This summer, Jane (my “techie”– though no tattoos so far) and I are going to be travelling widely to give my show in various parts of Canada. As usual, I’m preparing by consulting the 1997 classic, The Canada Trip, by Charles Gordon.
You may know him as a former writer for The Ottawa Citizen, or a witty columnist for Maclean’s. Even better, you may know him as the author of the classic At The Cottage and the follow-up Still At The Cottage. His other books include an affectionate satire on life in Ottawa (The Governor General’s Bunny Hop), The Grim Pig, a novel based on the newspaper world , and Canada’s answer to the wave of hyperbolic self-improvement books from the U.S.A., brilliantly entitled How To Be Not Too Bad. All of them reveal Charles as a man with a finely understated style that is a delight to read, and a dry sense of humour so Canadian that it deserves to occupy our seat at the United Nations.

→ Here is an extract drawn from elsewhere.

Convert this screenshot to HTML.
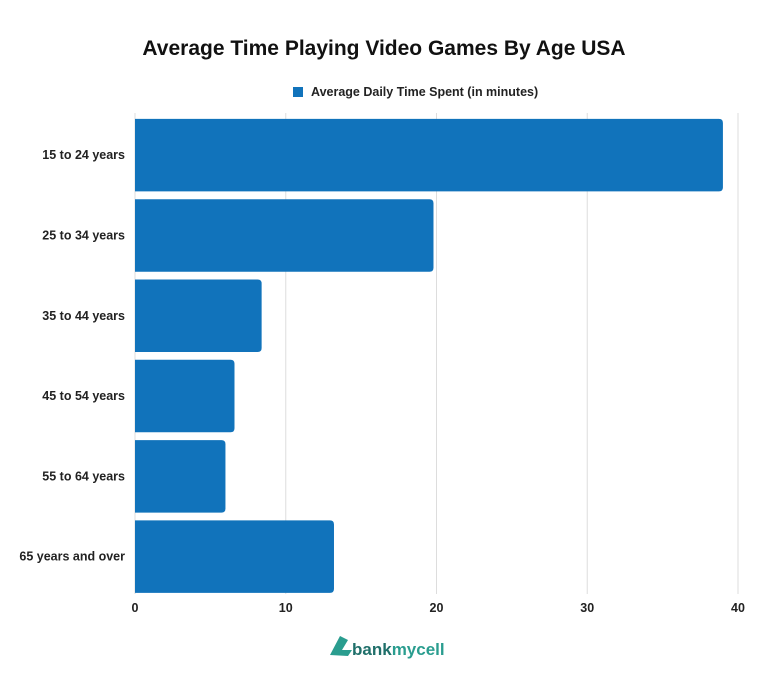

In the summer of 1996 he and his wife Nancy (known in the book, to her slight irritation, as “The Business Manager”) set out from Ottawa in the family car to drive across Canada and back. The result is a wonderful book that shows what typical travellers will find as they enjoy the trip. It is not an earnest “Whither Canada?” book, as much as a “Whither the moose?” or even a “Whither the washroom?” book, and we are all grateful for it. Check it out.
I am especially grateful for what my old friend Charles wrote about me in his Acknowledgements: “My publisher, editor, and fellow Scot, Doug Gibson, was as encouraging as always on this, our fourth project together. In his editing, Doug consistently amazed me with his knowledge of what is where in Canada. Many times he was able to tell me that I could not have been looking at what I thought I was looking at from a given spot – a sunset, a mountain, an ocean – because I was facing the wrong way. This invariably sent me back to my map collection and invariably forced me to conclude he was right – except maybe for once in Saskatoon.” (Ah, Saskatoon, where the reliable old north-south Idylwyld Freeway treacherously turns east, south of the river.)
Jane and I will have a chance to expand our knowledge of the country as we roam around with my show, this summer. Maybe we’ll meet you along the way. It should be fun.